### Excerpted data ###

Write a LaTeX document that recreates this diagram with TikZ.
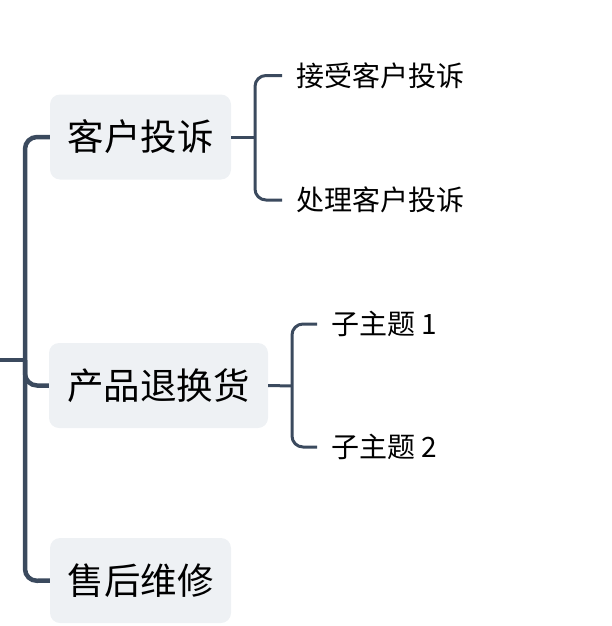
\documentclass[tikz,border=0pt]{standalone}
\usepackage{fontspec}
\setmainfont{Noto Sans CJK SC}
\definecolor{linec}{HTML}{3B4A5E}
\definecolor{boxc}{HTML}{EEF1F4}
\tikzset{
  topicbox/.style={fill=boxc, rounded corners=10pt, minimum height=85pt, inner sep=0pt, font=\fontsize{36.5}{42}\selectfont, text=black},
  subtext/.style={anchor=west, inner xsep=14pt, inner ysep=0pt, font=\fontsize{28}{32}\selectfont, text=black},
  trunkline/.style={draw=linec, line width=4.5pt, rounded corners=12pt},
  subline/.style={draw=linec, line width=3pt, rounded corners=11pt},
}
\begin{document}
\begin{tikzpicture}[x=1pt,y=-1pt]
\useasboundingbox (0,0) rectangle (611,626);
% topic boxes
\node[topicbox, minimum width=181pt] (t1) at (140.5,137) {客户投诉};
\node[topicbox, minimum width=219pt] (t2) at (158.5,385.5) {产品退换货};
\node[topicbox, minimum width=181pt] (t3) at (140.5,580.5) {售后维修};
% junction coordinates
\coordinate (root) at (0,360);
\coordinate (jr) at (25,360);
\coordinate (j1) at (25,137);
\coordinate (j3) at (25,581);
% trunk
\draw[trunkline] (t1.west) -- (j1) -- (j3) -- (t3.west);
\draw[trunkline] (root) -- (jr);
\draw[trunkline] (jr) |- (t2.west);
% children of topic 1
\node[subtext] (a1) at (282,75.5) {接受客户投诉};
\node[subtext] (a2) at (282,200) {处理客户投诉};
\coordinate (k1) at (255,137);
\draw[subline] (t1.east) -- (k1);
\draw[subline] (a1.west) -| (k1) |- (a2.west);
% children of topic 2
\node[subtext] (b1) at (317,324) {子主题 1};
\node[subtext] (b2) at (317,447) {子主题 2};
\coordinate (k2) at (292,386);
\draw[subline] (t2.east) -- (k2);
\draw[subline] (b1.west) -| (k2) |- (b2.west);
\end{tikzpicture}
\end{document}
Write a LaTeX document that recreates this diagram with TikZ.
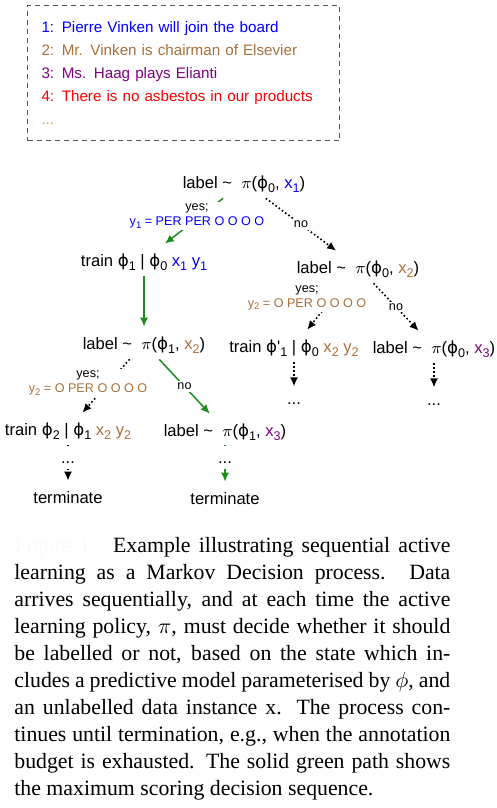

###

Directions for this task
Drop the images and quote the entries word for word.

Result for this exercise
Write a LaTeX document that recreates this diagram with TikZ.
\documentclass[tikz,border=0pt]{standalone}
\usepackage{fontspec}
\setmainfont{Noto Sans CJK SC}
\definecolor{linec}{HTML}{3B4A5E}
\definecolor{boxc}{HTML}{EEF1F4}
\tikzset{
  topicbox/.style={fill=boxc, rounded corners=10pt, minimum height=85pt, inner sep=0pt, font=\fontsize{36.5}{42}\selectfont, text=black},
  subtext/.style={anchor=west, inner xsep=14pt, inner ysep=0pt, font=\fontsize{28}{32}\selectfont, text=black},
  trunkline/.style={draw=linec, line width=4.5pt, rounded corners=12pt},
  subline/.style={draw=linec, line width=3pt, rounded corners=11pt},
}
\begin{document}
\begin{tikzpicture}[x=1pt,y=-1pt]
\useasboundingbox (0,0) rectangle (611,626);
% topic boxes
\node[topicbox, minimum width=181pt] (t1) at (140.5,137) {客户投诉};
\node[topicbox, minimum width=219pt] (t2) at (158.5,385.5) {产品退换货};
\node[topicbox, minimum width=181pt] (t3) at (140.5,580.5) {售后维修};
% junction coordinates
\coordinate (root) at (0,360);
\coordinate (jr) at (25,360);
\coordinate (j1) at (25,137);
\coordinate (j3) at (25,581);
% trunk
\draw[trunkline] (t1.west) -- (j1) -- (j3) -- (t3.west);
\draw[trunkline] (root) -- (jr);
\draw[trunkline] (jr) |- (t2.west);
% children of topic 1
\node[subtext] (a1) at (282,75.5) {接受客户投诉};
\node[subtext] (a2) at (282,200) {处理客户投诉};
\coordinate (k1) at (255,137);
\draw[subline] (t1.east) -- (k1);
\draw[subline] (a1.west) -| (k1) |- (a2.west);
% children of topic 2
\node[subtext] (b1) at (317,324) {子主题 1};
\node[subtext] (b2) at (317,447) {子主题 2};
\coordinate (k2) at (292,386);
\draw[subline] (t2.east) -- (k2);
\draw[subline] (b1.west) -| (k2) |- (b2.west);
\end{tikzpicture}
\end{document}
Write a LaTeX document that recreates this diagram with TikZ.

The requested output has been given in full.